Il papà di Riella agli amici: sta bene
Nella squadra di ricerca oltre 20 uomini

GravedonaIl fuggitivo sarebbe stato visto da un bracconiere che ha tranquillizzato i famigliari Sul campo il nucleo investigativo della penitenziaria si appoggia ai carabinieri di Menaggio

Massimo Riella sta bene. E continua a nascondersi in una delle centinaia di baite della vallata in cui è nato e cresciuto, molto probabilmente continuando a muoversi e a cambiare rifugio.

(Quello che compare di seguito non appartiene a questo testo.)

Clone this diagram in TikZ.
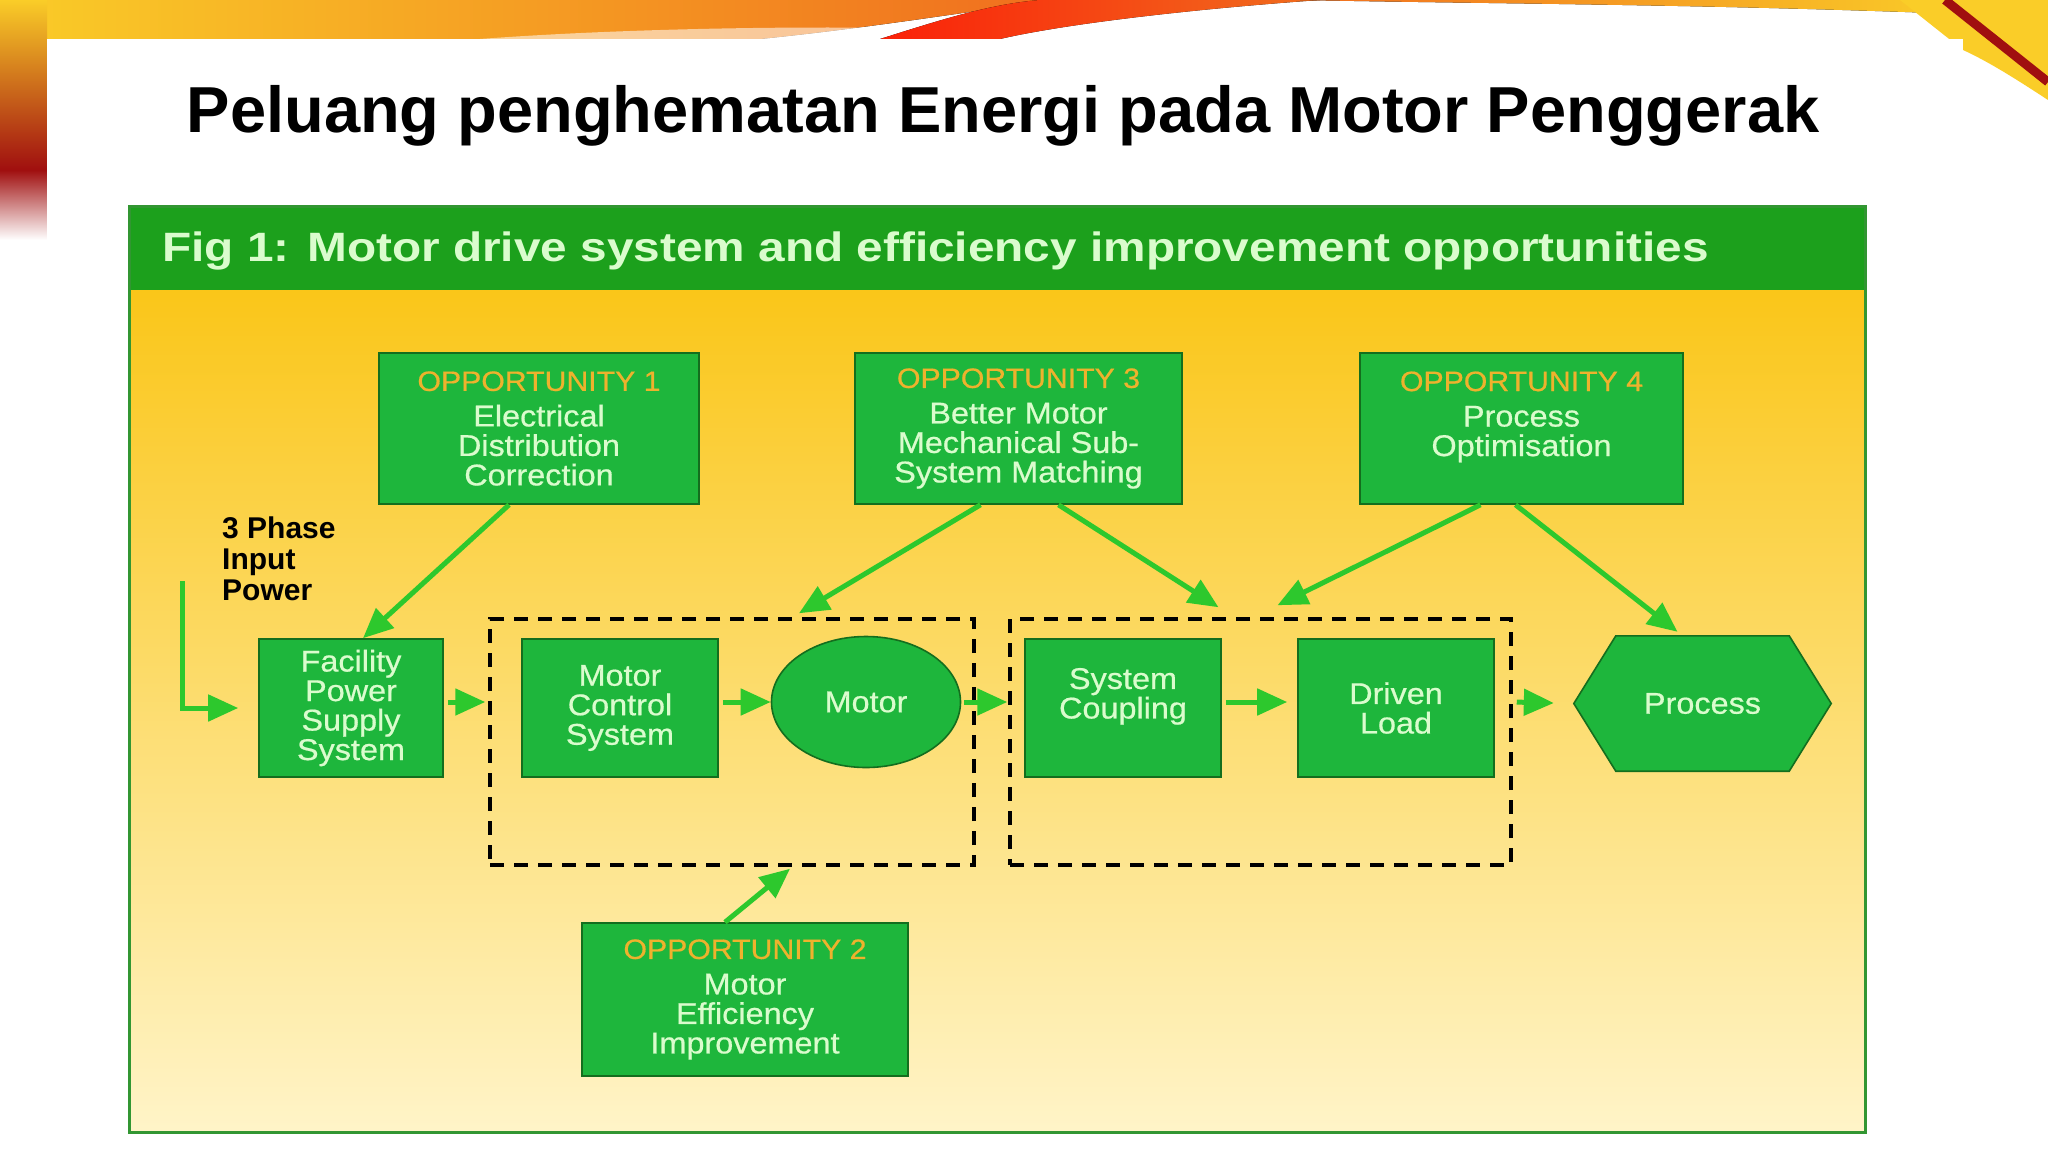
\documentclass[tikz,border=0pt]{standalone}
\usepackage{fontspec}
\setmainfont{Liberation Sans}
\newfontfamily\boxfont[FakeStretch=1.08,FakeBold=0.6]{Liberation Sans}
\newfontfamily\headfont[FakeStretch=1.165]{Liberation Sans}
\usetikzlibrary{arrows.meta,calc,shapes.geometric}
\definecolor{boxgreen}{RGB}{30,182,60}
\definecolor{boxedge}{RGB}{20,110,30}
\definecolor{headgreen}{RGB}{28,160,28}
\definecolor{framegreen}{RGB}{50,150,50}
\definecolor{arrgreen}{RGB}{45,200,45}
\definecolor{boxtext}{RGB}{218,252,205}
\definecolor{oppc}{RGB}{238,178,45}
\definecolor{ytop}{RGB}{250,198,25}
\definecolor{ymid}{RGB}{252,222,100}
\definecolor{ybot}{RGB}{255,244,200}
\definecolor{deco1}{RGB}{245,135,30}
\definecolor{deco2}{RGB}{250,205,40}
\definecolor{decored}{RGB}{160,15,15}
\definecolor{decoorange}{RGB}{240,110,30}
\newcommand{\oppline}[1]{{\boxfont\fontsize{28}{29.5}\selectfont\color{oppc}#1}}
\begin{document}
\begin{tikzpicture}[x=1pt,y=-1pt,
  gbox/.style={draw=boxedge, line width=1.6pt, fill=boxgreen, text=boxtext, align=center,
    inner sep=0pt, font=\boxfont\fontsize{30}{29.5}\selectfont},
  dashbox/.style={draw=black, line width=3.5pt, dash pattern=on 14pt off 10pt, inner sep=0pt},
  arr/.style={draw=arrgreen, line width=5pt, -{Triangle[length=30pt,width=26pt]}}
]
\useasboundingbox (0,0) rectangle (2048,1152);
\fill[white] (0,0) rectangle (2048,1152);
% --- decoration ---
\fill[left color=deco2, middle color=deco1, right color=decoorange] (0,0) -- (1050,0) .. controls (950,15) and (850,30) .. (760,39) -- (0,39) -- cycle;
\fill[white, opacity=0.55] (480,39) .. controls (600,30) and (760,26) .. (900,28) -- (880,39) -- cycle;
\fill[top color=deco2, bottom color=decored] (0,0) rectangle (47,170);
\fill[top color=decored, bottom color=white] (0,170) rectangle (47,240);
\fill[left color=red!70!decoorange, middle color=decored, right color=decoorange] (880,39) .. controls (940,20) and (990,4) .. (1040,0) -- (1320,0) .. controls (1180,10) and (1060,25) .. (1000,39) -- cycle;
\fill[left color=decoorange, right color=deco2] (1300,0) -- (1960,0) -- (1960,14) .. controls (1700,4) and (1500,4) .. (1300,0) -- cycle;
\fill[deco2] (1900,0) -- (2048,0) -- (2048,100) .. controls (2010,75) and (1985,60) .. (1963,50) -- cycle;
\draw[decored, line width=9pt] (1945,0) -- (2048,82);
% --- panel ---
\fill[white] (47,39) rectangle (1963,1152);
\node[font=\bfseries\fontsize{65}{72}\selectfont, anchor=base] (title) at (1003,132) {Peluang penghematan Energi pada Motor Penggerak};
% --- figure frame ---
\fill[top color=ytop, middle color=ymid, bottom color=ybot] (129,290) rectangle (1865,1132);
\fill[headgreen] (129,206) rectangle (1865,290);
\draw[framegreen, line width=3pt] (129,206) rectangle (1865,1132);
\node[font=\headfont\bfseries\fontsize{41}{45}\selectfont, text=boxtext, anchor=base west, inner sep=0pt] (fig) at (162,261) {Fig 1: Motor drive system and efficiency improvement opportunities};
% --- dashed groups ---
\node[dashbox, minimum width=484pt, minimum height=246pt] (grpA) at (732,742) {};
\node[dashbox, minimum width=501pt, minimum height=246pt] (grpB) at (1260.5,742) {};
% --- opportunity boxes ---
\node[gbox, minimum width=320pt, minimum height=151pt] (opp1) at (539,428.5) {\oppline{OPPORTUNITY 1}\\[6pt]Electrical\\Distribution\\Correction};
\node[gbox, minimum width=327pt, minimum height=151pt] (opp3) at (1018.5,428.5) {\oppline{OPPORTUNITY 3}\\[6pt]Better Motor\\Mechanical Sub-\\System Matching};
\node[gbox, minimum width=323pt, minimum height=151pt] (opp4) at (1521.5,428.5) {\oppline{OPPORTUNITY 4}\\[6pt]Process\\Optimisation\\\mbox{}};
\node[gbox, minimum width=326pt, minimum height=153pt] (opp2) at (745,999.5) {\oppline{OPPORTUNITY 2}\\[6pt]Motor\\Efficiency\\Improvement};
% --- main row ---
\node[gbox, minimum width=184pt, minimum height=138pt] (fac) at (351,708) {Facility\\Power\\Supply\\System};
\node[gbox, minimum width=196pt, minimum height=138pt] (mcs) at (620,708) {Motor\\Control\\System};
\node[gbox, ellipse, minimum width=189pt, minimum height=131pt] (motor) at (866,702) {Motor};
\node[gbox, minimum width=196pt, minimum height=138pt] (coup) at (1123,708) {System\\Coupling\\\mbox{}};
\node[gbox, minimum width=196pt, minimum height=138pt] (load) at (1396,708) {Driven\\Load};
\node[inner sep=0pt, minimum width=257pt, minimum height=135pt] (proc) at (1702.5,703.5) {};
\fill[boxgreen, draw=boxedge, line width=1.6pt] (proc.west) -- ([xshift=42pt]proc.north west) -- ([xshift=-42pt]proc.north east) -- (proc.east) -- ([xshift=-42pt]proc.south east) -- ([xshift=42pt]proc.south west) -- cycle;
\node[font=\boxfont\fontsize{30}{29.5}\selectfont, text=boxtext] (proctext) at (proc) {Process};
% --- input label ---
\node[font=\bfseries\fontsize{30}{31}\selectfont, align=left, anchor=north west, inner sep=0pt] (inp) at (222,517) {3 Phase\\Input\\Power};
\coordinate (pin) at (182,581);
% --- connectors ---
\draw[arr, shorten >=20pt] (pin) |- (fac.west);
\draw[arr, shorten <=4pt, shorten >=3pt] (fac.east |- motor) -- (grpA.west |- motor);
\draw[arr, shorten <=4pt] (mcs.east |- motor) -- (motor.west);
\draw[arr, shorten <=3pt, shorten >=1pt] (motor.east) -- (grpB.west |- motor);
\draw[arr, shorten <=4pt, shorten >=10pt] (coup.east |- motor) -- (load.west |- motor);
\draw[arr, shorten <=4pt, shorten >=20pt] (grpB.east |- motor) -- (proc.west);
\draw[arr] ([xshift=-30pt]opp1.south) -- ([xshift=12pt]fac.north);
\draw[arr] ([xshift=-38pt]opp3.south) -- ([xshift=67pt,yshift=4pt]grpA.north);
\draw[arr] ([xshift=40pt]opp3.south) -- ([xshift=-42pt,yshift=10pt]grpB.north);
\draw[arr] ([xshift=-41pt]opp4.south) -- ([xshift=17pt,yshift=12pt]grpB.north);
\draw[arr] ([xshift=-6pt]opp4.south) -- ([xshift=-25pt,yshift=4pt]proc.north);
\draw[arr] ([xshift=-20pt]opp2.north) -- ([xshift=58pt,yshift=-2pt]grpA.south);
\end{tikzpicture}
\end{document}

Nulla di ufficiale, è chiaro.

La fuga

Ma gli invesigatori che stanno dando la caccia al fuggitivo di Brenzio, scappato agli uomini della penitenziaria che lo aveva accompagnato sulla tomba della madre, hanno la certezza che Riella sia vivo e vegeto, e che questo lo sappiano anche le persone a lui più vicine. Una certezza dovuta a due fattori in particolare. Uno oggettivo: quando, nelle scorse settimane, un agente della penitenziaria ha organizzato un incontro nel bosco accompagnato dal padre di Riella per cercare – invano – di convincerlo ad arrendersi, ha si sparato alcuni colpi di pistola, ma indirizzando la pistola in alto. E non, come denunciato dal padre ai carabinieri, ad altezza uomo. Tanto da ipotizzare che il figlio potesse essere stato colpito. Il secondo intuitivo: persone vicine al padre del fuggiasco, infatti, sono state tranquillizzate dallo stesso Domenico Riella sul fatto che il figlio stesse bene. È probabile che qualche bracconiere, amico del detenuto accusato di aver rapinato due anziani, sia riuscito a incrociare la strada con lo stesso Massimo Riella. Potendo così tranquillizzare i suoi famigliari sulle condizioni di salute.

L’indagine

Nel frattempo le ricerche proseguono. L’indagine è assegnata al Nucleo investigativo della polizia penitenziaria di Milano. Un dirigente del nucleo si è trasferito in pianta stabile sul lago, per poter seguire da vicino la caccia all’uomo. Sono almeno venti gli agenti della penitenziaria impiegati nelle ricerche e negli accertamenti. A dare un aiuto logistico e di esperienza il nucleo operativo radiomobile dei carabinieri di Menaggio.

Un nucleo composto da pochissimi uomini, ma profondi conoscitori di luoghi e persone.

E sono loro a fornire ai colleghi della penitenziaria le dritte riguardanti a possibili sospetti, ai luoghi maggiormente frequentati da Riella, nonché suggerire le modalità di azione da mettere in campo su un territorio difficile dal punto di vista investigativo. Basti dire che l’eventuale pedinamento di un amico o di un possibile contatto del fuggitivo, sarebbe impresa ardua se non addirittura impossibile nel momento in cui ci si inerpica per strade dove ogni forestiero viene individuato in tempo reale e segnalato.Certo il tempo non aiuta Massimo Riella che, per quanto profondo conoscitore di ogni albero della vallata dove si sta nascondendo, ha indubbiamente anche bisogno di approvvigionamenti senza contare la sua dipendenza dalla cocaina, causa di tanti guai (a cominciare dall’accusa di rapina). Le ricerche continuano.